Revelations with bread

Leavening Revelations

I had a meal with a friend once. It was revelatory.

“I think it’s your cooking,” he said between mouthfuls of unleavened bread.  “That and your fashion sense.”

So I nodded, considering the rips and the tears in my fraying blue jeans.  As I looked down at my lap, he munched away with a second bottle of wine.

Then he started again with the half-chewed slice in his teeth, “You know, it might have something to do with your gait.  The confusing, half-masculine swagger, that is.”

Swagger?  What swagger?  Stiff, hunched over, devoid of a spine – but swagger?  I could think of a hundred awkward descriptions of my character.  But “swagger” – pejorative or complimentary – did not even stretch to a fit.

“I know these are all external things, but it’s where it starts, you know?”

I didn’t.  I don’t.  And I wouldn’t.  The fault of a man in jeans and androgynous gait?  Impossible.  So I squirmed in disagreement, nervously pulling at the tops of my socks.  He, in turn, eyed my restlessness and stopped mid-mastication.
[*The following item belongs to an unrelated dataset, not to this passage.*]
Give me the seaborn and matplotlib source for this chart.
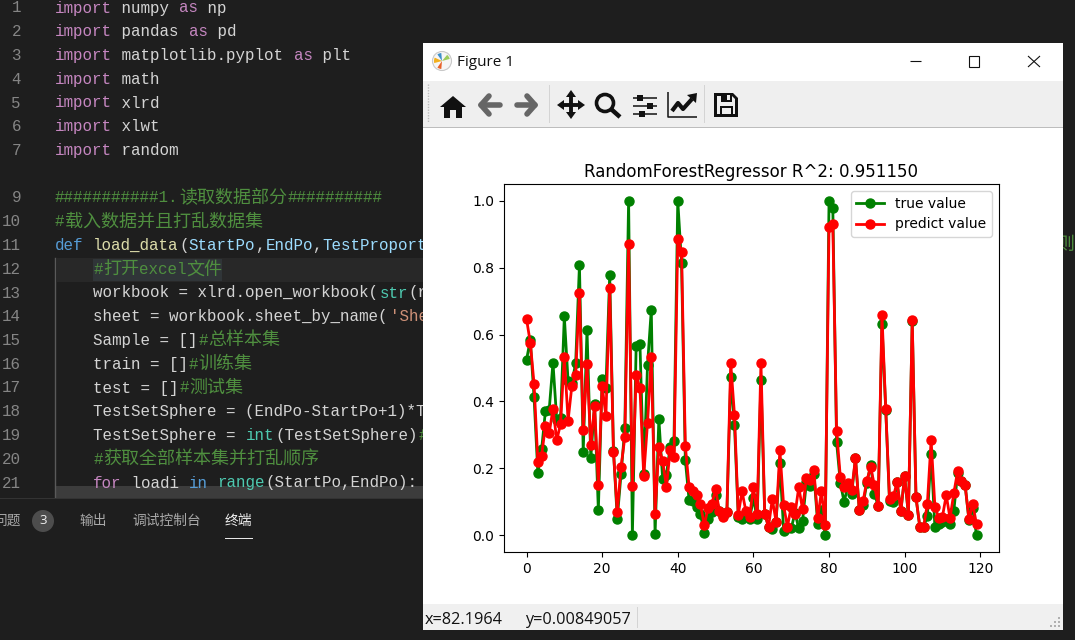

“You ok?” he asked.  I nodded.  He grunted a sarcastic assent. “It’s not easy to hear about your weaknesses,” he continued with tugs at recalcitrant loaves.  “After all, insecurity is the hallmark of just about everybody.”
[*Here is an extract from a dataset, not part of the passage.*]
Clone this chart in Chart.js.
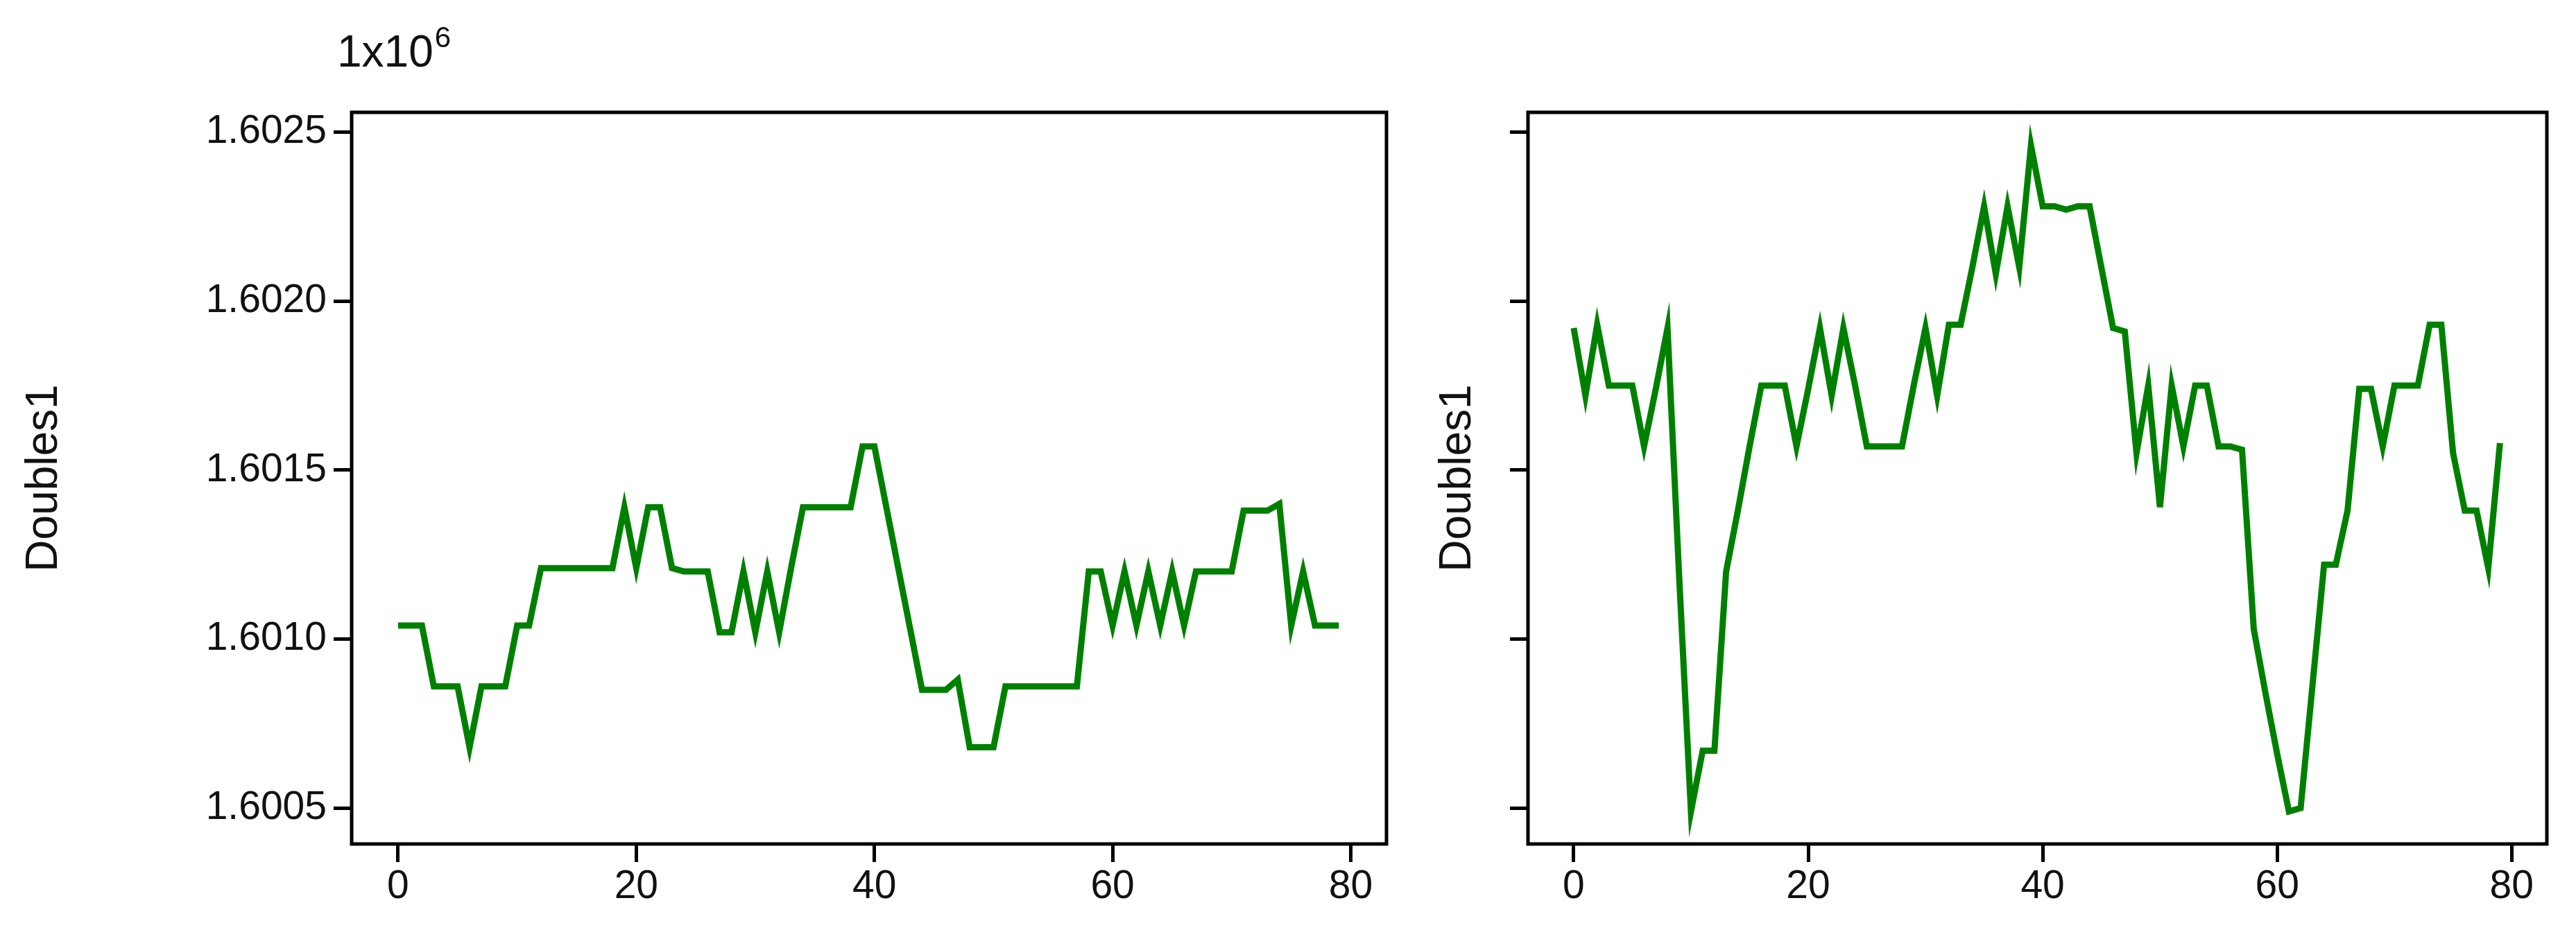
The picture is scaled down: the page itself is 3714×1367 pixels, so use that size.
<!DOCTYPE html>
<html>
<head>
<meta charset="utf-8">
<script src="https://cdn.jsdelivr.net/npm/chart.js@4.4.1/dist/chart.umd.min.js"></script>
<style>
body { margin: 0; background: #fff; width: 3714px; height: 1367px; overflow: hidden; }
.box { position: absolute; top: 0; height: 1367px; }
</style>
</head>
<body>
<div class="box" style="left:0;width:2030px"><canvas id="leftChart"></canvas></div>
<div class="box" style="left:2040px;width:1674px"><canvas id="rightChart"></canvas></div>
<script>
// values in units of 1x10^6
var leftValues = [
  1.60104, 1.60104, 1.60104, 1.60086, 1.60086, 1.60086, 1.60068, 1.60086, 1.60086, 1.60086,
  1.60104, 1.60104, 1.60121, 1.60121, 1.60121, 1.60121, 1.60121, 1.60121, 1.60121, 1.60139,
  1.60121, 1.60139, 1.60139, 1.60121, 1.60120, 1.60120, 1.60120, 1.60102, 1.60102, 1.60120,
  1.60102, 1.60120, 1.60102, 1.60121, 1.60139, 1.60139, 1.60139, 1.60139, 1.60139, 1.60157,
  1.60157, 1.60139, 1.60121, 1.60103, 1.60085, 1.60085, 1.60085, 1.60088, 1.60068, 1.60068,
  1.60068, 1.60086, 1.60086, 1.60086, 1.60086, 1.60086, 1.60086, 1.60086, 1.60120, 1.60120,
  1.60104, 1.60120, 1.60104, 1.60120, 1.60104, 1.60120, 1.60104, 1.60120, 1.60120, 1.60120,
  1.60120, 1.60138, 1.60138, 1.60138, 1.60140, 1.60104, 1.60120, 1.60104, 1.60104, 1.60104
];
var rightValues = [
  1.60192, 1.60172, 1.60193, 1.60175, 1.60175, 1.60175, 1.60157, 1.60174, 1.60192, 1.60118,
  1.60049, 1.60067, 1.60067, 1.60120, 1.60138, 1.60157, 1.60175, 1.60175, 1.60175, 1.60157,
  1.60174, 1.60192, 1.60172, 1.60192, 1.60175, 1.60157, 1.60157, 1.60157, 1.60157, 1.60175,
  1.60192, 1.60172, 1.60193, 1.60193, 1.60210, 1.60228, 1.60208, 1.60228, 1.60210, 1.60246,
  1.60228, 1.60228, 1.60227, 1.60228, 1.60228, 1.60210, 1.60192, 1.60191, 1.60155, 1.60175,
  1.60139, 1.60175, 1.60157, 1.60175, 1.60175, 1.60157, 1.60157, 1.60156, 1.60103, 1.60084,
  1.60066, 1.60049, 1.60050, 1.60086, 1.60122, 1.60122, 1.60138, 1.60174, 1.60174, 1.60157,
  1.60175, 1.60175, 1.60175, 1.60193, 1.60193, 1.60155, 1.60138, 1.60138, 1.60121, 1.60158
];
var xTicks = [0, 20, 40, 60, 80];
var yTicks = [1.6005, 1.6010, 1.6015, 1.6020, 1.6025];
var yTitle = 'Doubles1';
var yScaleNote = '1x10';
var yScaleExp = '6';

var font = { family: 'Liberation Sans', size: 57 };

var framePlugin = {
  id: 'frame',
  afterDraw: function (chart) {
    var a = chart.chartArea, c = chart.ctx;
    c.save();
    c.strokeStyle = '#000';
    c.lineWidth = 5;
    c.strokeRect(a.left, a.top, a.right - a.left, a.bottom - a.top);
    if (chart.options.plugins.frame.note) {
      c.fillStyle = '#111';
      c.font = '64px "Liberation Sans"';
      c.textBaseline = 'alphabetic';
      c.fillText(yScaleNote, 486, 96);
      var w = c.measureText(yScaleNote).width;
      c.font = '42px "Liberation Sans"';
      c.fillText(yScaleExp, 486 + w + 2, 68);
    }
    c.restore();
  }
};

function makeChart(id, values, yWidth, rightPad, leftPad, showLabels) {
  var pts = values.map(function (v, i) { return { x: i, y: v }; });
  return new Chart(document.getElementById(id), {
    type: 'line',
    data: { datasets: [{ data: pts, borderColor: '#008000', borderWidth: 9, pointRadius: 0, tension: 0, fill: false }] },
    options: {
      animation: false,
      responsive: true,
      maintainAspectRatio: false,
      layout: { padding: { top: 162, right: rightPad, left: leftPad, bottom: 0 } },
      plugins: { legend: { display: false }, tooltip: { enabled: false }, frame: { note: showLabels } },
      scales: {
        x: {
          type: 'linear', min: -3.9, max: 83,
          afterBuildTicks: function (s) { s.ticks = xTicks.map(function (v) { return { value: v }; }); },
          afterFit: function (s) { s.height = 150; },
          grid: { drawOnChartArea: false, drawTicks: true, tickLength: 26, tickWidth: 5, color: '#000' },
          border: { display: false },
          ticks: { color: '#111', font: font, padding: 2, maxRotation: 0 }
        },
        y: {
          type: 'linear', min: 1.600394, max: 1.602558,
          afterBuildTicks: function (s) { s.ticks = yTicks.map(function (v) { return { value: v }; }); },
          afterFit: function (s) { s.width = yWidth - leftPad; },
          grid: { drawOnChartArea: false, drawTicks: true, tickLength: 26, tickWidth: 5, color: '#000' },
          border: { display: false },
          title: { display: true, text: yTitle, color: '#111', font: { family: 'Liberation Sans', size: 64 }, padding: { top: 0, bottom: 0 } },
          ticks: {
            color: '#111', font: font, padding: 10,
            callback: function (v) { return showLabels ? v.toFixed(4) : ''; }
          }
        }
      }
    },
    plugins: [framePlugin]
  });
}

makeChart('leftChart', leftValues, 507, 31, 26, true);
makeChart('rightChart', rightValues, 163, 42, 24, false);
</script>
</body>
</html>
Hallmark.  Huh.  Now maybe he was onto something.  I had heard a lot of the banal details of fashion faux pas, of everything wrong with the outside of me.  Until now, all I found in his banter was mounting frustration.  But insecurity – that hit on a wincing discordance.

I didn’t say anything.  Instead, I eyed his speckled, fistfuls of bread and sniffed in tune to the fumes of the wine.  For some reason, he was content with silence.  Where did the questions go?  What happened to correction?
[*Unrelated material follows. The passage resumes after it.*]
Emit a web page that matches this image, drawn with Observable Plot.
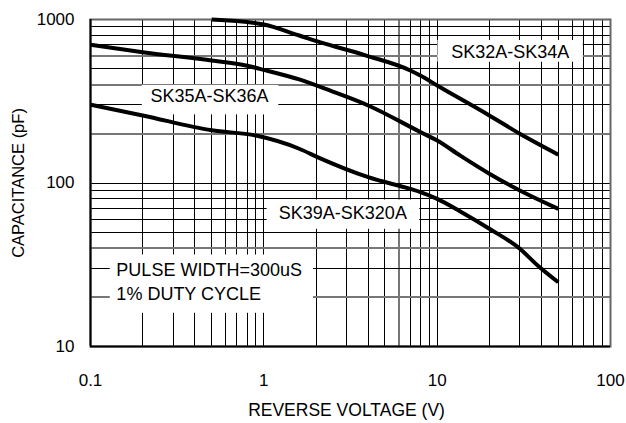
<!DOCTYPE html>
<html>
<head>
<meta charset="utf-8">
<script src="https://cdn.jsdelivr.net/npm/d3@7"></script>
<script src="https://cdn.jsdelivr.net/npm/@observablehq/plot@0.6"></script>
<style>
  html, body { margin: 0; padding: 0; background: #fff; }
</style>
</head>
<body>
<div id="chart"></div>
<script>
// Reverse voltage (V) and capacitance (pF)
const seriesNames = ["SK32A-SK34A", "SK35A-SK36A", "SK39A-SK320A"];

const sk32V = [0.5, 1, 1.6, 2.1, 3.9, 7, 8, 10, 20, 30, 50];
const sk32C = [1000, 932, 798, 727, 602, 488, 454, 395, 259, 200, 149];

const sk35V = [0.1, 0.2, 0.5, 0.8, 1, 1.6, 2.4, 4, 8, 10, 13.6, 20, 30, 50];
const sk35C = [700, 631, 561, 521, 492, 430, 368, 298, 205, 182, 147, 114, 90, 69.5];

const sk39V = [0.1, 0.2, 0.5, 0.9, 1.6, 2.1, 4, 7, 8, 10, 13.6, 20, 30, 38, 50];
const sk39C = [301, 259, 210, 195, 162, 142, 108.5, 92, 88, 80, 67, 52.5, 39.6, 31.3, 24.7];

const xTicks = [0.1, 1, 10, 100];
const yTicks = [10, 100, 1000];

const xGridBlack = [0.2, 0.3, 0.4, 0.5, 0.6, 0.7, 0.8, 0.9, 1, 2, 3, 4, 5, 7, 8, 9, 10, 20, 30, 40, 50, 60, 70, 80, 90];
const xGridGrey = [6];
const yGridBlack = [30, 50, 60, 70, 80, 90, 100, 300, 500, 700, 800, 900];
const yGridGrey = [20, 40, 200, 400, 600];

const noteLines = ["PULSE WIDTH=300uS", "1% DUTY CYCLE"];

// label anchors / boxes, in data units
const curveLabels = [
  {v: 12.05, c: 628, text: seriesNames[0]},
  {v: 0.222, c: 338, text: seriesNames[1]},
  {v: 1.22, c: 65.5, text: seriesNames[2]},
  {v: 0.141, c: 29.2, text: noteLines[0]},
  {v: 0.141, c: 21.0, text: noteLines[1]}
];
const labelBoxes = [
  {v1: 10.1, v2: 69.6, c1: 744, c2: 548},
  {v1: 0.199, v2: 1.22, c1: 395, c2: 261},
  {v1: 1.045, v2: 7.94, c1: 78.7, c2: 52.1},
  {v1: 0.13, v2: 1.935, c1: 36.3, c2: 15.96}
];

const data = [
  ...sk32V.map((v, i) => ({series: seriesNames[0], v, c: sk32C[i]})),
  ...sk35V.map((v, i) => ({series: seriesNames[1], v, c: sk35C[i]})),
  ...sk39V.map((v, i) => ({series: seriesNames[2], v, c: sk39C[i]}))
];

const font = "'Liberation Sans', Arial, Helvetica, sans-serif";

const chart = Plot.plot({
  width: 626,
  height: 423,
  marginLeft: 90,
  marginRight: 16,
  marginTop: 19,
  marginBottom: 77,
  style: {fontFamily: font, fontSize: "17px", background: "white", color: "#000"},
  x: {type: "log", domain: [0.1, 100]},
  y: {type: "log", domain: [10, 1000]},
  marks: [
    Plot.ruleX(xGridBlack, {stroke: "#000", strokeWidth: 1, shapeRendering: "crispEdges"}),
    Plot.ruleX(xGridGrey, {stroke: "#777", strokeWidth: 2, shapeRendering: "crispEdges"}),
    Plot.ruleY(yGridBlack, {stroke: "#000", strokeWidth: 1, shapeRendering: "crispEdges"}),
    Plot.ruleY(yGridGrey, {stroke: "#777", strokeWidth: 2, shapeRendering: "crispEdges"}),
    Plot.rect(labelBoxes, {x1: "v1", x2: "v2", y1: "c1", y2: "c2", fill: "white"}),
    Plot.frame({stroke: "#666", strokeWidth: 2}),
    Plot.ruleX([0.1], {stroke: "#000", strokeWidth: 2}),
    Plot.ruleY([10], {stroke: "#000", strokeWidth: 2}),
    Plot.line(data, {x: "v", y: "c", z: "series", stroke: "#000", strokeWidth: 4, curve: "monotone-x", strokeLinecap: "butt"}),
    Plot.text(curveLabels, {x: "v", y: "c", text: "text", textAnchor: "start", lineAnchor: "middle", fontSize: 18, fill: "#000"}),
    Plot.axisX({ticks: xTicks, tickSize: 0, tickPadding: 27, tickFormat: d => String(d), label: null, fontSize: 17}),
    Plot.axisY({ticks: yTicks, tickSize: 0, tickPadding: 16, tickFormat: d => String(d), label: null, fontSize: 17}),
    Plot.text(["REVERSE VOLTAGE (V)"], {text: d => d, frameAnchor: "bottom", dy: 64, dx: -4, fontSize: 17.5, textAnchor: "middle", lineAnchor: "middle"}),
    Plot.text(["CAPACITANCE (pF)"], {text: d => d, frameAnchor: "left", dx: -72, rotate: -90, fontSize: 16.5, textAnchor: "middle", lineAnchor: "middle"})
  ]
});
document.getElementById("chart").appendChild(chart);
</script>
</body>
</html>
Several minutes of silence and he finally offered me the crumbs of his bread.  “Give it a taste,” he said, lifting the plate to my lips.  Cautiously, I received it, tilting the fragments of bread to meet my tongue.  Suddenly – as the crumbly waterfall came – I realized how hungry I was.  How hungry I am.

As I licked the last of the crumbs from the basket, he sat silently content.  Eyes never wavering – oceans of blue and black – he stared at my gorging, self-feast.

Finally content, I let the plate down to the table. 

“Better now?” he smiled through oddly-bright rays of the afternoon sun.  I nodded, hands clasped on my crumb-covered lap below.

“Now,” he intoned with the sirens of angels, “what’s on your mind?”

Grasping the soonest pocket of air, swelling high with my back perpendicular to the chair, I expelled the repressions of life.  The opposite of gorging, out with it all:  admitting the heart of my sorry, sad self.

And without knowing, as he grinned in patient acceptance, I brushed the residual  crumbs from my shambly jeans.